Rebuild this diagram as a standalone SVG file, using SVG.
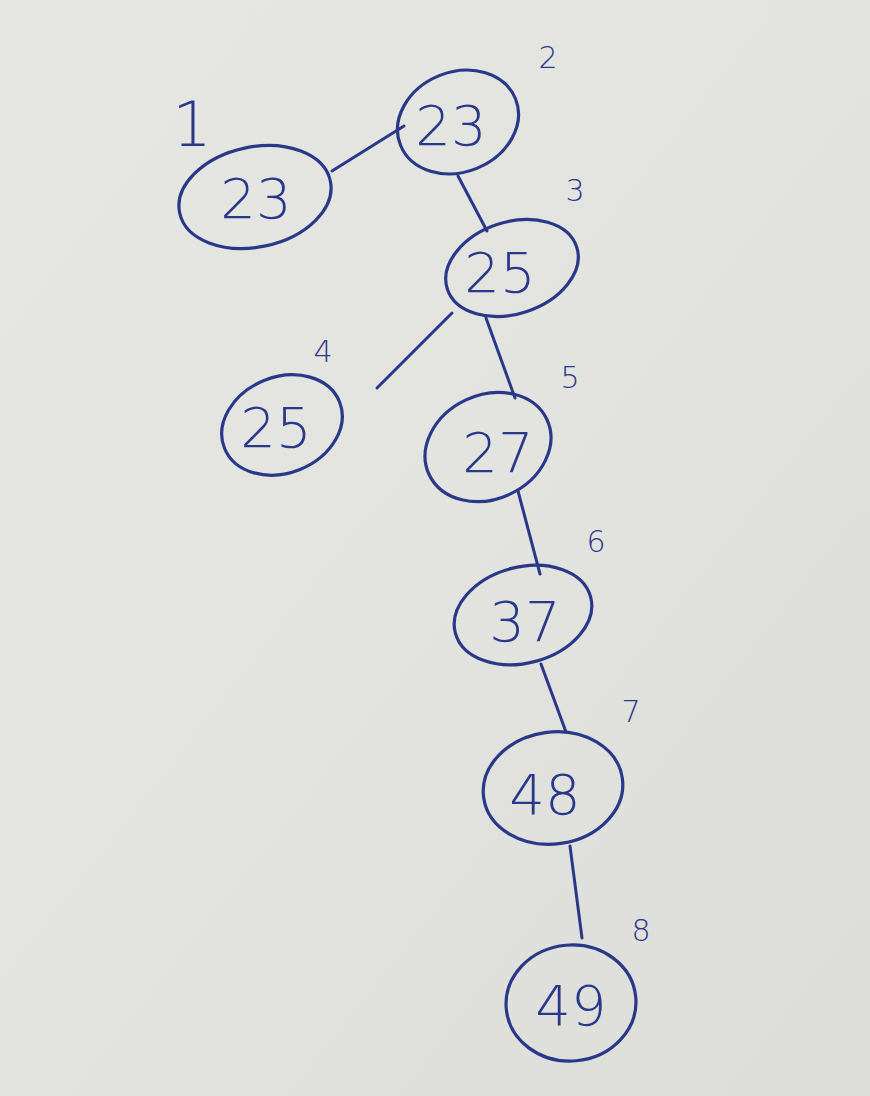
<svg xmlns="http://www.w3.org/2000/svg" width="870" height="1096" viewBox="0 0 870 1096">
<defs>
<linearGradient id="bg" x1="0" y1="0" x2="1" y2="1">
<stop offset="0" stop-color="#e6e6e3"/>
<stop offset="0.5" stop-color="#e3e3e0"/>
<stop offset="1" stop-color="#dcdcd9"/>
</linearGradient>
<style>
.n{fill:none;stroke:#2a3889;stroke-width:3.2}
.e{stroke:#2a3889;stroke-width:3;fill:none;stroke-linecap:round}
.v{font-family:"DejaVu Sans",sans-serif;font-weight:300;font-size:56px;fill:#2a3889;text-anchor:middle}
.l{font-family:"DejaVu Sans",sans-serif;font-weight:300;font-size:30px;fill:#2a3889;text-anchor:middle}
.big{font-size:62px}
</style>
</defs>
<rect width="870" height="1096" fill="url(#bg)"/>
<g id="connectors">
<line class="e" x1="332" y1="171" x2="404" y2="126"/>
<line class="e" x1="458" y1="176" x2="487" y2="231"/>
<line class="e" x1="452" y1="313" x2="377" y2="388"/>
<line class="e" x1="486" y1="318" x2="515" y2="398"/>
<line class="e" x1="518" y1="491" x2="540" y2="574"/>
<line class="e" x1="541" y1="664" x2="566" y2="732"/>
<line class="e" x1="570" y1="846" x2="582" y2="938"/>
</g>
<g id="node1">
<ellipse class="n" cx="255" cy="197" rx="77" ry="50" transform="rotate(-12 255 197)"/>
<text class="v" x="256" y="218">23</text>
<text class="l big" x="192" y="146">1</text>
</g>
<g id="node2">
<ellipse class="n" cx="458" cy="122" rx="62" ry="50" transform="rotate(-22 458 122)"/>
<text class="v" x="451" y="145">23</text>
<text class="l" x="548" y="68">2</text>
</g>
<g id="node3">
<ellipse class="n" cx="512" cy="268" rx="68" ry="46" transform="rotate(-18 512 268)"/>
<text class="v" x="500" y="292">25</text>
<text class="l" x="575" y="201">3</text>
</g>
<g id="node4">
<ellipse class="n" cx="282" cy="425" rx="62" ry="48" transform="rotate(-22 282 425)"/>
<text class="v" x="276" y="447">25</text>
<text class="l" x="323" y="362">4</text>
</g>
<g id="node5">
<ellipse class="n" cx="488" cy="447" rx="65" ry="52" transform="rotate(-25 488 447)"/>
<text class="v" x="498" y="472">27</text>
<text class="l" x="570" y="388">5</text>
</g>
<g id="node6">
<ellipse class="n" cx="523" cy="615" rx="70" ry="48" transform="rotate(-15 523 615)"/>
<text class="v" x="525" y="641">37</text>
<text class="l" x="596" y="552">6</text>
</g>
<g id="node7">
<ellipse class="n" cx="553" cy="788" rx="70" ry="56" transform="rotate(-8 553 788)"/>
<text class="v" x="545" y="814">48</text>
<text class="l" x="631" y="722">7</text>
</g>
<g id="node8">
<ellipse class="n" cx="571" cy="1003" rx="65" ry="58" transform="rotate(-5 571 1003)"/>
<text class="v" x="571" y="1025">49</text>
<text class="l" x="641" y="941">8</text>
</g>
</svg>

------------------------------------------------

Copy the material above in full and exactly, skipping pictures.

Rebuild this diagram as a standalone SVG file, using SVG.
<svg xmlns="http://www.w3.org/2000/svg" width="870" height="1096" viewBox="0 0 870 1096">
<defs>
<linearGradient id="bg" x1="0" y1="0" x2="1" y2="1">
<stop offset="0" stop-color="#e6e6e3"/>
<stop offset="0.5" stop-color="#e3e3e0"/>
<stop offset="1" stop-color="#dcdcd9"/>
</linearGradient>
<style>
.n{fill:none;stroke:#2a3889;stroke-width:3.2}
.e{stroke:#2a3889;stroke-width:3;fill:none;stroke-linecap:round}
.v{font-family:"DejaVu Sans",sans-serif;font-weight:300;font-size:56px;fill:#2a3889;text-anchor:middle}
.l{font-family:"DejaVu Sans",sans-serif;font-weight:300;font-size:30px;fill:#2a3889;text-anchor:middle}
.big{font-size:62px}
</style>
</defs>
<rect width="870" height="1096" fill="url(#bg)"/>
<g id="connectors">
<line class="e" x1="332" y1="171" x2="404" y2="126"/>
<line class="e" x1="458" y1="176" x2="487" y2="231"/>
<line class="e" x1="452" y1="313" x2="377" y2="388"/>
<line class="e" x1="486" y1="318" x2="515" y2="398"/>
<line class="e" x1="518" y1="491" x2="540" y2="574"/>
<line class="e" x1="541" y1="664" x2="566" y2="732"/>
<line class="e" x1="570" y1="846" x2="582" y2="938"/>
</g>
<g id="node1">
<ellipse class="n" cx="255" cy="197" rx="77" ry="50" transform="rotate(-12 255 197)"/>
<text class="v" x="256" y="218">23</text>
<text class="l big" x="192" y="146">1</text>
</g>
<g id="node2">
<ellipse class="n" cx="458" cy="122" rx="62" ry="50" transform="rotate(-22 458 122)"/>
<text class="v" x="451" y="145">23</text>
<text class="l" x="548" y="68">2</text>
</g>
<g id="node3">
<ellipse class="n" cx="512" cy="268" rx="68" ry="46" transform="rotate(-18 512 268)"/>
<text class="v" x="500" y="292">25</text>
<text class="l" x="575" y="201">3</text>
</g>
<g id="node4">
<ellipse class="n" cx="282" cy="425" rx="62" ry="48" transform="rotate(-22 282 425)"/>
<text class="v" x="276" y="447">25</text>
<text class="l" x="323" y="362">4</text>
</g>
<g id="node5">
<ellipse class="n" cx="488" cy="447" rx="65" ry="52" transform="rotate(-25 488 447)"/>
<text class="v" x="498" y="472">27</text>
<text class="l" x="570" y="388">5</text>
</g>
<g id="node6">
<ellipse class="n" cx="523" cy="615" rx="70" ry="48" transform="rotate(-15 523 615)"/>
<text class="v" x="525" y="641">37</text>
<text class="l" x="596" y="552">6</text>
</g>
<g id="node7">
<ellipse class="n" cx="553" cy="788" rx="70" ry="56" transform="rotate(-8 553 788)"/>
<text class="v" x="545" y="814">48</text>
<text class="l" x="631" y="722">7</text>
</g>
<g id="node8">
<ellipse class="n" cx="571" cy="1003" rx="65" ry="58" transform="rotate(-5 571 1003)"/>
<text class="v" x="571" y="1025">49</text>
<text class="l" x="641" y="941">8</text>
</g>
</svg>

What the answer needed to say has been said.